The Agbalagbas Make Mistakes Too -Pope Jay

I am a Yoruba boy and from my conception till now, I have been in an environment that has instilled in me moral, physical and a lot of other values that depict this fact: the bitter herbal native concoctions my mother drank that almost made me rethink my coming to the world, the variety of slaps I received when I gave an elder something with my left hand, the beautiful headwear popularly called the ‘fila’ in the native tongue that a man was to carefully bend towards the right and its feminine version known as the “gele” with which ladies do a lot of tricks to their head, I have to mention the sweat of satisfaction that oozes from your body after a meal of hot Amala with Gbegiri and Ewedu soup (popularly and politically known as abula) or the heavy satisfaction you experience from Iya Ekiti’s Pounded yam and Egusi. These are but a few perks of this Culture. So YES! The Yoruba Culture of Nigeria is a beautiful and well loaded one.
However just like every other good thing, it has its Shortcomings. One of these Shortcomings is the incorrect portrayal of the Elder as perfect. In the Yoruba and most of the other tribes in Nigeria, a man is expected to learn from his day to day experiences and use these lessons to guide the younger ones in order to avoid his mistakes and improve on his achievements and so it is therefore expected of a child not just to respect someone older than him/her but to also obey without question their instruction. But every once in a while, the elder forgets that he himself is still in the learning process and lets himself get corrupted by unnecessary pride that comes with being in a position of power.

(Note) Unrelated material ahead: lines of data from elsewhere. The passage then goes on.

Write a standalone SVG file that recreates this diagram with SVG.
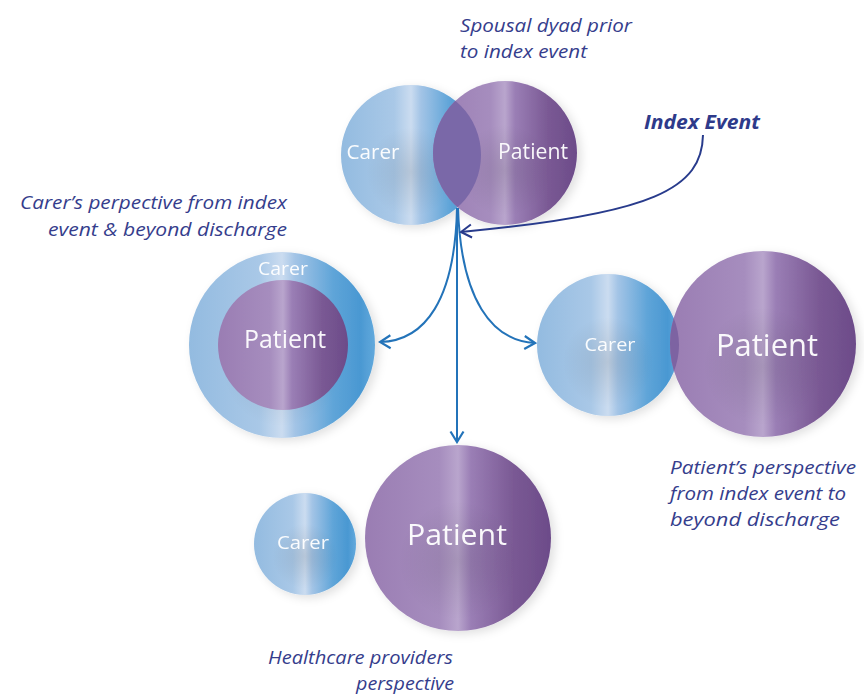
<svg xmlns="http://www.w3.org/2000/svg" width="864" height="698" viewBox="0 0 864 698">
<defs>
<style>
.lbl{font-family:"Open Sans","Noto Sans",sans-serif;font-style:italic;font-size:19px;fill:#353d8c}
.in{font-family:"Open Sans","Noto Sans",sans-serif;fill:#ffffff;fill-opacity:0.95;text-anchor:middle}
.blue{fill:url(#gBlue)}
.purp{fill:url(#gPurp)}
.shade{fill:url(#gShade)}
.conn{fill:none;stroke:#2373b9;stroke-width:2}
</style>
<linearGradient id="gBlue" x1="0" y1="0" x2="1" y2="0">
<stop offset="0" stop-color="#93bbe0"/>
<stop offset="0.38" stop-color="#a9c8e7"/>
<stop offset="0.5" stop-color="#cbdcf0"/>
<stop offset="0.57" stop-color="#a3c4e6"/>
<stop offset="0.78" stop-color="#5ea4d8"/>
<stop offset="0.92" stop-color="#4a98d2"/>
<stop offset="1" stop-color="#62a9dc"/>
</linearGradient>
<linearGradient id="gPurp" x1="0" y1="0" x2="1" y2="0">
<stop offset="0" stop-color="#9a7db3"/>
<stop offset="0.4" stop-color="#a68dbe"/>
<stop offset="0.5" stop-color="#b9a5cd"/>
<stop offset="0.57" stop-color="#9a7eb5"/>
<stop offset="0.8" stop-color="#7a5994"/>
<stop offset="1" stop-color="#6c4b89"/>
</linearGradient>
<radialGradient id="gShade" cx="0.5" cy="0.62" r="0.32">
<stop offset="0" stop-color="#000" stop-opacity="0.1"/>
<stop offset="1" stop-color="#000" stop-opacity="0"/>
</radialGradient>
<filter id="sh" x="-20%" y="-20%" width="150%" height="150%">
<feDropShadow dx="4" dy="3" stdDeviation="5" flood-color="#000" flood-opacity="0.12"/>
</filter>
<clipPath id="cpTopPat"><circle cx="505" cy="153" r="72"/></clipPath>
<clipPath id="cpRightPat"><circle cx="763" cy="344" r="93"/></clipPath>
<marker id="ah" viewBox="0 0 14 16" refX="12" refY="8" markerWidth="14" markerHeight="16" markerUnits="userSpaceOnUse" orient="auto">
<path d="M1.5,1.5 L12,8 L1.5,14.5" fill="none" stroke="#2373b9" stroke-width="2.2"/>
</marker>
<marker id="ahN" viewBox="0 0 14 16" refX="12" refY="8" markerWidth="14" markerHeight="16" markerUnits="userSpaceOnUse" orient="auto">
<path d="M1.5,1.5 L12,8 L1.5,14.5" fill="none" stroke="#283b8c" stroke-width="2"/>
</marker>
</defs>
<rect width="864" height="698" fill="#ffffff"/>

<g id="labels">
<text class="lbl" x="460" y="32" textLength="172" lengthAdjust="spacingAndGlyphs">Spousal dyad prior</text>
<text class="lbl" x="460" y="58" textLength="127" lengthAdjust="spacingAndGlyphs">to index event</text>
<text class="lbl" x="20" y="209" textLength="267" lengthAdjust="spacingAndGlyphs">Carer’s perpective from index</text>
<text class="lbl" x="48" y="236" textLength="239" lengthAdjust="spacingAndGlyphs">event &amp; beyond discharge</text>
<text class="lbl" x="670" y="474" textLength="186" lengthAdjust="spacingAndGlyphs">Patient’s perspective</text>
<text class="lbl" x="670" y="500" textLength="176" lengthAdjust="spacingAndGlyphs">from index event to</text>
<text class="lbl" x="670" y="526" textLength="170" lengthAdjust="spacingAndGlyphs">beyond discharge</text>
<text class="lbl" x="268" y="664" textLength="185" lengthAdjust="spacingAndGlyphs">Healthcare providers</text>
<text class="lbl" x="356" y="690" textLength="98" lengthAdjust="spacingAndGlyphs">perspective</text>
</g>

<g id="dyad-prior" filter="url(#sh)">
<circle class="blue" cx="411" cy="155" r="70"/>
<circle class="shade" cx="411" cy="155" r="70"/>
<circle class="purp" cx="505" cy="153" r="72"/>
<circle class="shade" cx="505" cy="153" r="72"/>
<circle cx="411" cy="155" r="70" fill="#7a68a8" clip-path="url(#cpTopPat)"/>
<text class="in" x="373" y="159" font-size="20" textLength="53" lengthAdjust="spacingAndGlyphs">Carer</text>
<text class="in" x="533" y="159" font-size="21" textLength="70" lengthAdjust="spacingAndGlyphs">Patient</text>
</g>

<g id="carer-perspective" filter="url(#sh)">
<circle class="blue" cx="282" cy="345" r="93"/>
<circle class="shade" cx="282" cy="345" r="93"/>
<circle class="purp" cx="283" cy="345" r="65"/>
<text class="in" x="283" y="275" font-size="19" textLength="50" lengthAdjust="spacingAndGlyphs">Carer</text>
<text class="in" x="285" y="348" font-size="25" textLength="82" lengthAdjust="spacingAndGlyphs">Patient</text>
</g>

<g id="patient-perspective" filter="url(#sh)">
<circle class="blue" cx="608" cy="345" r="71"/>
<circle class="shade" cx="608" cy="345" r="71"/>
<circle class="purp" cx="763" cy="344" r="93"/>
<circle class="shade" cx="763" cy="344" r="93"/>
<circle cx="608" cy="345" r="71" fill="#7d63a2" clip-path="url(#cpRightPat)"/>
<text class="in" x="610" y="351" font-size="19" textLength="51" lengthAdjust="spacingAndGlyphs">Carer</text>
<text class="in" x="767" y="356" font-size="31" textLength="102" lengthAdjust="spacingAndGlyphs">Patient</text>
</g>

<g id="healthcare-perspective" filter="url(#sh)">
<circle class="blue" cx="305" cy="544" r="51"/>
<circle class="shade" cx="305" cy="544" r="51"/>
<circle class="purp" cx="458" cy="538" r="93"/>
<circle class="shade" cx="458" cy="538" r="93"/>
<text class="in" x="303" y="549" font-size="19" textLength="52" lengthAdjust="spacingAndGlyphs">Carer</text>
<text class="in" x="457" y="545" font-size="30" textLength="100" lengthAdjust="spacingAndGlyphs">Patient</text>
</g>

<g id="index-event">
<text x="644" y="129" font-family="'Open Sans','Noto Sans',sans-serif" font-style="italic" font-weight="bold" font-size="20" fill="#2e3a8a" textLength="116" lengthAdjust="spacingAndGlyphs">Index Event</text>
</g>

<g id="connectors">
<path class="conn" d="M457,208 C455,300 425,341 380,342" marker-end="url(#ah)"/>
<path class="conn" d="M458,208 C461,300 492,341 535,343" marker-end="url(#ah)"/>
<path class="conn" d="M457,208 L457,442" marker-end="url(#ah)"/>
<path d="M703,135 C702,188 655,214 461,232" fill="none" stroke="#283b8c" stroke-width="2" marker-end="url(#ahN)"/>
</g>
</svg>
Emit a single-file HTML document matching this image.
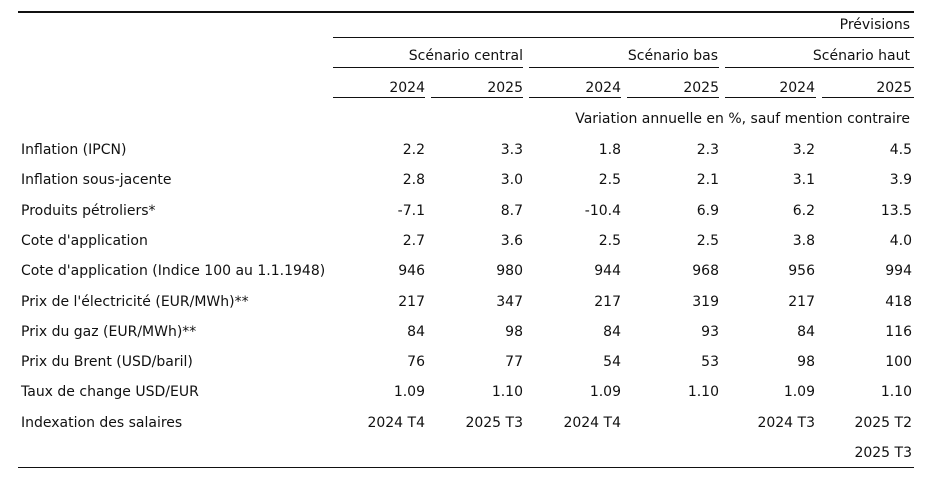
<!DOCTYPE html>
<html><head><meta charset="utf-8"><style>
body{margin:0;width:928px;height:480px;background:#fff;position:relative;font-family:"DejaVu Sans",sans-serif;font-size:14px;color:#111;overflow:hidden}
.l{position:absolute;background:#111;height:1px}
.t{position:absolute;white-space:nowrap;line-height:18px}
.r{text-align:right}
</style></head><body>
<div class="l" style="left:18px;top:11px;width:896px;height:2px"></div>
<div class="t r" style="right:18px;top:16px">Prévisions</div>
<div class="l" style="left:333px;top:37px;width:581px"></div>
<div class="t r" style="right:405px;top:47px">Scénario central</div>
<div class="t r" style="right:210px;top:47px">Scénario bas</div>
<div class="t r" style="right:18px;top:47px">Scénario haut</div>
<div class="l" style="left:333px;top:67px;width:190px"></div>
<div class="l" style="left:529px;top:67px;width:190px"></div>
<div class="l" style="left:725px;top:67px;width:189px"></div>
<div class="l" style="left:333px;top:97px;width:92px"></div>
<div class="l" style="left:431px;top:97px;width:92px"></div>
<div class="l" style="left:529px;top:97px;width:92px"></div>
<div class="l" style="left:627px;top:97px;width:92px"></div>
<div class="l" style="left:725px;top:97px;width:91px"></div>
<div class="l" style="left:822px;top:97px;width:92px"></div>
<div id="rows"></div>
<div class="t r" style="right:18px;top:110px">Variation annuelle en %, sauf mention contraire</div>
<div class="l" style="left:18px;top:467px;width:896px"></div>
<script>
var R=[425,523,621,719,815,912];
var hdr=["2024","2025","2024","2025","2024","2025"];
var rows=[
["Inflation (IPCN)","2.2","3.3","1.8","2.3","3.2","4.5"],
["Inflation sous-jacente","2.8","3.0","2.5","2.1","3.1","3.9"],
["Produits pétroliers*","-7.1","8.7","-10.4","6.9","6.2","13.5"],
["Cote d'application","2.7","3.6","2.5","2.5","3.8","4.0"],
["Cote d'application (Indice 100 au 1.1.1948)","946","980","944","968","956","994"],
["Prix de l'électricité (EUR/MWh)**","217","347","217","319","217","418"],
["Prix du gaz (EUR/MWh)**","84","98","84","93","84","116"],
["Prix du Brent (USD/baril)","76","77","54","53","98","100"],
["Taux de change USD/EUR","1.09","1.10","1.09","1.10","1.09","1.10"],
["Indexation des salaires","2024 T4","2025 T3","2024 T4","","2024 T3","2025 T2"],
["","","","","","","2025 T3"]];
var h="";
hdr.forEach(function(s,i){h+='<div class="t r" style="right:'+(928-R[i])+'px;top:79px">'+s+'</div>';});
rows.forEach(function(r,j){var y=141+j*30.3;
h+='<div class="t" style="left:21px;top:'+y+'px">'+r[0]+'</div>';
for(var i=1;i<7;i++)h+='<div class="t r" style="right:'+(928-R[i-1])+'px;top:'+y+'px">'+r[i]+'</div>';});
document.getElementById("rows").innerHTML=h;
</script>
</body></html>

 Another beautiful part of my culture and most of the diverse cultures in Nigeria is our variety of Proverbs which are mostly composed and used by the elders. Perhaps these wise men noticed that even the elders are not immune to mistakes and the Children are not always wrong as they noted this in one of their proverbs; “Omode gbon, Agba gbon lafi da ile ife” which means that it is the joint mental contribution of both adults and the younger ones that makes any society grow. I would then love to tell that mother who wrongly punished Junior that it is not a taboo to apologize and that Baba that he should listen to what that omo kekere has to say sometimes.